* _AIM OF THE TASK_
Any pictures should be left out; please print exactly the lines between the line with "Clone this chart in pgfplots." and the line with "(0bp,0bp) rectangle (557bp,446bp);", inclusive.

## Begin SUPPLIED DATA

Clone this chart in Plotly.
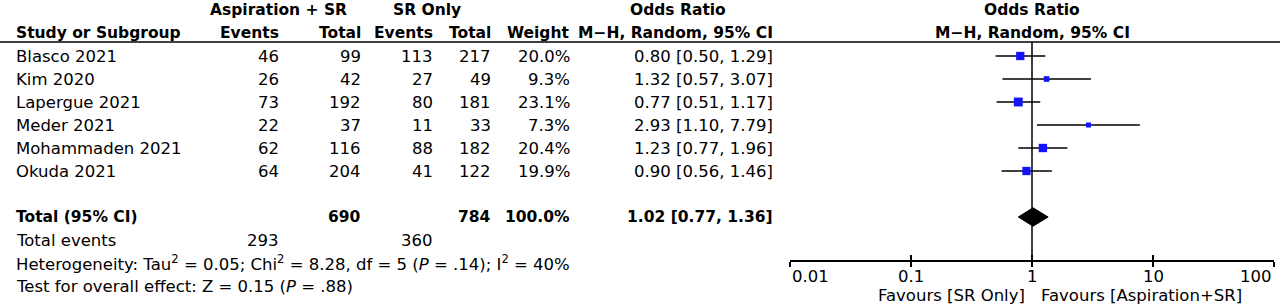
import math
import plotly.graph_objects as go

# ---- data ----
studies = ["Blasco 2021", "Kim 2020", "Lapergue 2021", "Meder 2021", "Mohammaden 2021", "Okuda 2021"]
asp_events = [46, 26, 73, 22, 62, 64]
asp_total = [99, 42, 192, 37, 116, 204]
sr_events = [113, 27, 80, 11, 88, 41]
sr_total = [217, 49, 181, 33, 182, 122]
weights = [20.0, 9.3, 23.1, 7.3, 20.4, 19.9]
odds = [0.80, 1.32, 0.77, 2.93, 1.23, 0.90]
ci_low = [0.50, 0.57, 0.51, 1.10, 0.77, 0.56]
ci_high = [1.29, 3.07, 1.17, 7.79, 1.96, 1.46]
total_asp = 690
total_sr = 784
total_weight = 100.0
pooled = 1.02
pooled_low = 0.77
pooled_high = 1.36
events_asp = 293
events_sr = 360
tick_vals = [0.01, 0.1, 1, 10, 100]
tick_text = ["0.01", "0.1", "1", "10", "100"]

W, H = 1280, 306
FONT = "DejaVu Sans"
FS = 16.5
FSB = 15.5
BLUE = "rgb(20,20,250)"

rows = list(range(len(studies)))
r_total = len(studies) + 1
r_events = r_total + 1
r_het = r_total + 2
r_test = r_total + 3
row_px = 23.0
row0_px = 56
def px2row(p):
    return (p - row0_px) / row_px

fig = go.Figure()

# vertical line of no effect
fig.add_trace(go.Scatter(x=[1, 1], y=[px2row(42), px2row(261)], mode="lines",
                         line=dict(color="black", width=1.5), hoverinfo="skip", showlegend=False))

# CI lines
cx, cy = [], []
for r, lo, hi in zip(rows, ci_low, ci_high):
    cx += [lo, hi, None]
    cy += [r, r, None]
fig.add_trace(go.Scatter(x=cx, y=cy, mode="lines", line=dict(color="black", width=1.3),
                         hoverinfo="skip", showlegend=False))

# study squares
fig.add_trace(go.Scatter(x=odds, y=rows, mode="markers",
                         marker=dict(symbol="square", color=BLUE, opacity=1,
                                     size=[1.85 * math.sqrt(w) for w in weights],
                                     line=dict(width=0)),
                         hoverinfo="skip", showlegend=False))

# pooled diamond
dh = 0.4
fig.add_trace(go.Scatter(x=[pooled_low, pooled, pooled_high, pooled, pooled_low],
                         y=[r_total, r_total - dh, r_total, r_total + dh, r_total],
                         mode="lines", fill="toself", fillcolor="black",
                         line=dict(color="black", width=1), hoverinfo="skip", showlegend=False))

ax_common = dict(type="log", range=[-2, 2], showgrid=False, zeroline=False,
                 showline=True, linecolor="black", linewidth=1.5,
                 tickvals=tick_vals, showticklabels=False,
                 tickcolor="black", tickwidth=1.5, ticklen=5,
                 domain=[790 / W, 1274 / W], anchor="free", position=1 - 261 / H)
fig.update_layout(
    xaxis=dict(ax_common, ticks="outside"),
    xaxis2=dict(ax_common, ticks="inside", overlaying="x"),
    yaxis=dict(range=[px2row(H), px2row(0)], domain=[0, 1], visible=False),
    width=W, height=H, margin=dict(l=0, r=0, t=0, b=0),
    plot_bgcolor="white", paper_bgcolor="white",
    font=dict(family=FONT, size=FS, color="black"),
)
fig.add_trace(go.Scatter(x=[1], y=[None], xaxis="x2", yaxis="y", showlegend=False, hoverinfo="skip"))

# header line
fig.add_shape(type="line", xref="paper", yref="y", x0=0, x1=1, y0=px2row(42), y1=px2row(42),
              line=dict(color="black", width=1.5))

ann = []
def txt(x_px, row, s, anchor="right", bold=False):
    size = FSB if bold else FS
    if bold:
        s = "<b>" + s + "</b>"
    ann.append(dict(x=x_px / W, y=row, xref="paper", yref="y", text=s, showarrow=False,
                    xanchor=anchor, yanchor="middle", font=dict(family=FONT, size=size, color="black")))

COL_STUDY, COL_AE, COL_AT, COL_SE, COL_ST, COL_W, COL_OR = 14, 281, 363, 435, 493, 572, 775
hr1, hr2 = -2, -1
txt(278, hr1, "Aspiration + SR", "center", True)
txt(427, hr1, "SR Only", "center", True)
txt(678, hr1, "Odds Ratio", "center", True)
txt(1032, hr1, "Odds Ratio", "center", True)
txt(COL_STUDY, hr2, "Study or Subgroup", "left", True)
txt(COL_AE, hr2, "Events", bold=True)
txt(COL_AT, hr2, "Total", bold=True)
txt(COL_SE, hr2, "Events", bold=True)
txt(COL_ST, hr2, "Total", bold=True)
txt(COL_W, hr2, "Weight", bold=True)
txt(COL_OR, hr2, "M\u2212H, Random, 95% CI", bold=True)
txt(1032, hr2, "M\u2212H, Random, 95% CI", "center", True)

for r, s, ae, at, se, st, w, o, lo, hi in zip(rows, studies, asp_events, asp_total, sr_events,
                                               sr_total, weights, odds, ci_low, ci_high):
    txt(COL_STUDY, r, s, "left")
    txt(COL_AE, r, str(ae))
    txt(COL_AT, r, str(at))
    txt(COL_SE, r, str(se))
    txt(COL_ST, r, str(st))
    txt(COL_W, r, f"{w:.1f}%")
    txt(COL_OR, r, f"{o:.2f} [{lo:.2f}, {hi:.2f}]")

txt(COL_STUDY, r_total, "Total (95% CI)", "left", True)
txt(COL_AT, r_total, str(total_asp), bold=True)
txt(COL_ST, r_total, str(total_sr), bold=True)
txt(COL_W, r_total, f"{total_weight:.1f}%", bold=True)
txt(COL_OR, r_total, f"{pooled:.2f} [{pooled_low:.2f}, {pooled_high:.2f}]", bold=True)
txt(COL_STUDY, r_events, "Total events", "left")
txt(COL_AE, r_events, str(events_asp))
txt(COL_SE, r_events, str(events_sr))
txt(COL_STUDY, r_het, "Heterogeneity: Tau<sup>2</sup> = 0.05; Chi<sup>2</sup> = 8.28, df = 5 (<i>P</i> = .14); I<sup>2</sup> = 40%", "left")
txt(COL_STUDY, r_test, "Test for overall effect: Z = 0.15 (<i>P</i> = .88)", "left")

# tick labels
for i, (v, t) in enumerate(zip(tick_vals, tick_text)):
    anchor = "left" if i == 0 else ("right" if i == len(tick_vals) - 1 else "center")
    ann.append(dict(x=math.log10(v), y=px2row(276), xref="x", yref="y", text=t, showarrow=False,
                    xanchor=anchor, yanchor="middle", font=dict(family=FONT, size=FS, color="black")))
ann.append(dict(x=math.log10(1), y=px2row(295), xref="x", yref="y", text="Favours [SR Only]",
                showarrow=False, xanchor="right", xshift=-5, yanchor="middle",
                font=dict(family=FONT, size=FS, color="black")))
ann.append(dict(x=math.log10(1), y=px2row(295), xref="x", yref="y", text="Favours [Aspiration+SR]",
                showarrow=False, xanchor="left", xshift=7, yanchor="middle",
                font=dict(family=FONT, size=FS, color="black")))
fig.update_layout(annotations=ann)

fig.write_html("out.html", config={"displayModeBar": False},
               post_script="document.body.style.margin='0px';document.body.style.overflow='hidden';")
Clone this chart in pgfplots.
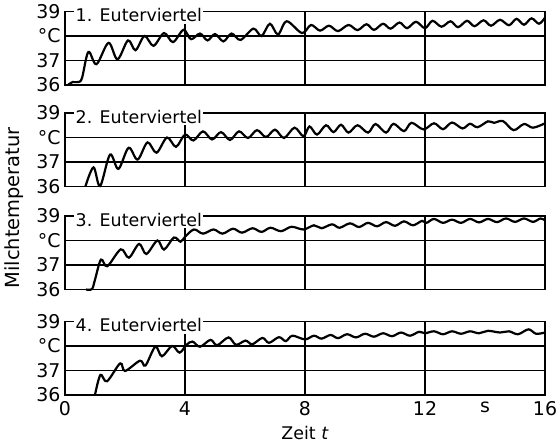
\documentclass[border=0pt]{standalone}
\usepackage{pgfplots}
\pgfplotsset{compat=1.18}
\usepackage{fontspec}
\setmainfont{DejaVu Sans}
\newcommand{\lblfont}{\fontsize{17.5}{20}\selectfont}
\newcommand{\tckfont}{\fontsize{19}{22}\selectfont}
\pgfplotsset{
  panel/.style={
    width=480bp, height=73.5bp, scale only axis,
    xmin=0, xmax=16, ymin=36, ymax=39,
    xtick={0,4,8,12,16}, xticklabels={},
    ytick={36,37,38,39}, yticklabels={36,37,°C,39},
    xmajorgrids, ymajorgrids,
    major tick length=0pt,
    grid style={black, line width=1.1bp},
    axis line style={black, line width=1.2bp},
    tick label style={font=\tckfont},
    /pgf/number format/assume math mode=true,
    yticklabel style={xshift=-1bp},
    anchor=south west, clip=false,
  },
  curve/.style={black, line width=2.2bp, smooth, tension=0.55, mark=none},
}
\tikzset{ttl/.style={anchor=north west, fill=white, inner sep=1.5bp, yshift=4.5bp, font=\lblfont}}
\begin{document}
\begin{tikzpicture}
\path[use as bounding box] (0bp,0bp) rectangle (557bp,446bp);

% Panel 1
\begin{axis}[panel, at={(65bp,361bp)}]
\addplot[curve] coordinates {
(0.1,36.0)(0.25,36.12)(0.45,36.12)(0.57,36.3)(0.78,37.35)(1.05,36.85)(1.45,37.72)(1.75,37.05)
(2.1,37.82)(2.35,37.42)(2.65,38.0)(2.95,37.6)(3.3,38.12)(3.6,37.75)(3.95,38.25)(4.2,37.87)
(4.5,38.1)(4.75,37.82)(5.0,38.08)(5.28,37.78)(5.55,38.1)(5.85,37.84)(6.28,38.3)(6.55,38.0)
(6.83,38.5)(7.1,38.06)(7.39,38.6)(7.9,38.12)(8.2,38.45)(8.5,38.22)(8.8,38.42)(9.1,38.2)
(9.45,38.45)(9.75,38.24)(10.05,38.48)(10.3,38.25)(10.6,38.5)(10.85,38.3)(11.15,38.55)(11.4,38.32)
(11.7,38.58)(12.0,38.32)(12.25,38.62)(12.55,38.38)(12.85,38.6)(13.1,38.36)(13.4,38.62)(13.65,38.4)
(13.95,38.64)(14.2,38.42)(14.5,38.66)(14.8,38.44)(15.05,38.7)(15.3,38.46)(15.55,38.72)(15.8,38.5)(16.0,38.75)
};
\node[ttl] at (axis cs:0.3,39) {1. Euterviertel};
\end{axis}

% Panel 2
\begin{axis}[panel, at={(65bp,259.5bp)}]
\addplot[curve] coordinates {
(0.68,36.0)(0.95,36.78)(1.17,36.02)(1.5,37.3)(1.78,36.72)(2.12,37.58)(2.42,37.1)(2.75,37.8)
(3.05,37.38)(3.4,38.0)(3.7,37.62)(4.0,38.12)(4.28,37.88)(4.6,38.25)(4.9,37.92)(5.2,38.22)
(5.5,37.9)(5.8,38.25)(6.1,37.98)(6.4,38.3)(6.7,38.02)(7.0,38.32)(7.3,37.98)(7.65,38.4)
(7.95,38.05)(8.15,38.45)(8.4,38.12)(8.7,38.5)(8.95,38.22)(9.2,38.52)(9.45,38.2)(9.75,38.5)
(10.1,38.2)(10.35,38.55)(10.7,38.2)(10.95,38.56)(11.3,38.26)(11.55,38.6)(11.95,38.33)(12.3,38.58)
(12.6,38.34)(12.9,38.61)(13.25,38.37)(13.5,38.56)(13.75,38.42)(14.1,38.66)(14.3,38.6)(14.6,38.67)
(14.95,38.3)(15.3,38.55)(15.6,38.4)(16.0,38.58)
};
\node[ttl] at (axis cs:0.3,39) {2. Euterviertel};
\end{axis}

% Panel 3
\begin{axis}[panel, at={(65bp,156.5bp)}]
\addplot[curve] coordinates {
(0.7,36.0)(0.9,36.02)(1.0,36.4)(1.2,37.22)(1.41,36.95)(1.86,37.64)(2.13,37.3)(2.47,37.86)
(2.71,37.45)(3.08,38.0)(3.3,37.63)(3.63,38.12)(3.85,37.95)(4.0,38.15)(4.3,38.45)(4.6,38.28)
(4.95,38.45)(5.25,38.28)(5.6,38.48)(5.9,38.32)(6.25,38.5)(6.55,38.35)(6.85,38.52)(7.2,38.38)
(7.55,38.56)(7.95,38.45)(8.3,38.62)(8.55,38.5)(8.9,38.66)(9.15,38.52)(9.5,38.7)(9.8,38.55)
(10.1,38.72)(10.4,38.58)(10.7,38.75)(11.0,38.6)(11.3,38.78)(11.6,38.62)(11.9,38.8)(12.05,38.72)
(12.3,38.88)(12.6,38.72)(12.9,38.85)(13.2,38.72)(13.5,38.88)(13.8,38.74)(14.1,38.88)(14.4,38.75)
(14.7,38.9)(15.0,38.76)(15.3,38.9)(15.6,38.76)(15.85,38.9)(16.0,38.82)
};
\node[ttl] at (axis cs:0.3,39) {3. Euterviertel};
\end{axis}

% Panel 4
\begin{axis}[panel, at={(65bp,51bp)},
  xticklabels={0,4,8,12,16},
  extra x ticks={14}, extra x tick labels={s}, extra x tick style={grid=none},
  xticklabel style={yshift=-3bp},
  xlabel={Zeit \textit{t}},
  xlabel style={at={(axis description cs:0.5,0)}, anchor=center, yshift=-38bp, font=\lblfont},
]
\addplot[curve] coordinates {
(1.0,36.0)(1.18,36.82)(1.4,36.56)(1.84,37.29)(2.0,36.98)(2.5,37.4)(2.68,37.2)(3.01,37.97)
(3.23,37.58)(3.57,38.0)(3.82,37.73)(4.05,38.05)(4.25,38.18)(4.5,37.97)(4.85,38.25)(5.07,38.03)
(5.45,38.35)(5.7,38.05)(6.02,38.22)(6.24,38.07)(6.58,38.33)(6.8,38.13)(7.13,38.36)(7.36,38.2)
(7.58,38.42)(8.0,38.27)(8.3,38.42)(8.55,38.3)(8.85,38.45)(9.1,38.32)(9.4,38.48)(9.7,38.35)
(10.0,38.5)(10.3,38.38)(10.6,38.52)(10.9,38.4)(11.2,38.55)(11.5,38.42)(11.8,38.58)(12.0,38.52)
(12.3,38.6)(12.6,38.48)(12.9,38.6)(13.2,38.5)(13.5,38.6)(13.8,38.52)(14.1,38.62)(14.5,38.55)
(14.8,38.6)(15.1,38.48)(15.45,38.68)(15.7,38.5)(16.0,38.55)
};
\node[ttl] at (axis cs:0.3,39) {4. Euterviertel};
\end{axis}

\node[rotate=90, font=\fontsize{19.5}{22}\selectfont] at (14bp,238bp) {Milchtemperatur};
\end{tikzpicture}
\end{document}
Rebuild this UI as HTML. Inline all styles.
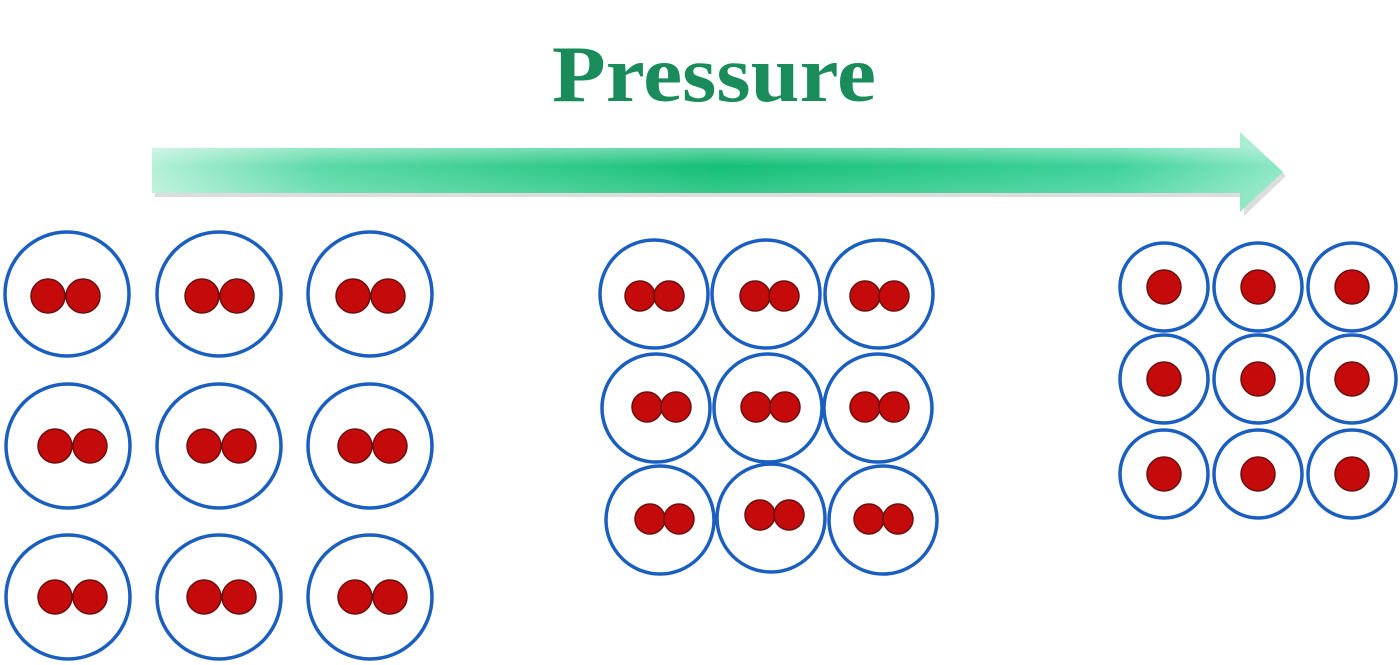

## End SUPPLIED DATA

* _OUTPUT OF THE TASK_
Clone this chart in pgfplots.
\documentclass[border=0pt]{standalone}
\usepackage{pgfplots}
\pgfplotsset{compat=1.18}
\usepackage{fontspec}
\setmainfont{DejaVu Sans}
\newcommand{\lblfont}{\fontsize{17.5}{20}\selectfont}
\newcommand{\tckfont}{\fontsize{19}{22}\selectfont}
\pgfplotsset{
  panel/.style={
    width=480bp, height=73.5bp, scale only axis,
    xmin=0, xmax=16, ymin=36, ymax=39,
    xtick={0,4,8,12,16}, xticklabels={},
    ytick={36,37,38,39}, yticklabels={36,37,°C,39},
    xmajorgrids, ymajorgrids,
    major tick length=0pt,
    grid style={black, line width=1.1bp},
    axis line style={black, line width=1.2bp},
    tick label style={font=\tckfont},
    /pgf/number format/assume math mode=true,
    yticklabel style={xshift=-1bp},
    anchor=south west, clip=false,
  },
  curve/.style={black, line width=2.2bp, smooth, tension=0.55, mark=none},
}
\tikzset{ttl/.style={anchor=north west, fill=white, inner sep=1.5bp, yshift=4.5bp, font=\lblfont}}
\begin{document}
\begin{tikzpicture}
\path[use as bounding box] (0bp,0bp) rectangle (557bp,446bp);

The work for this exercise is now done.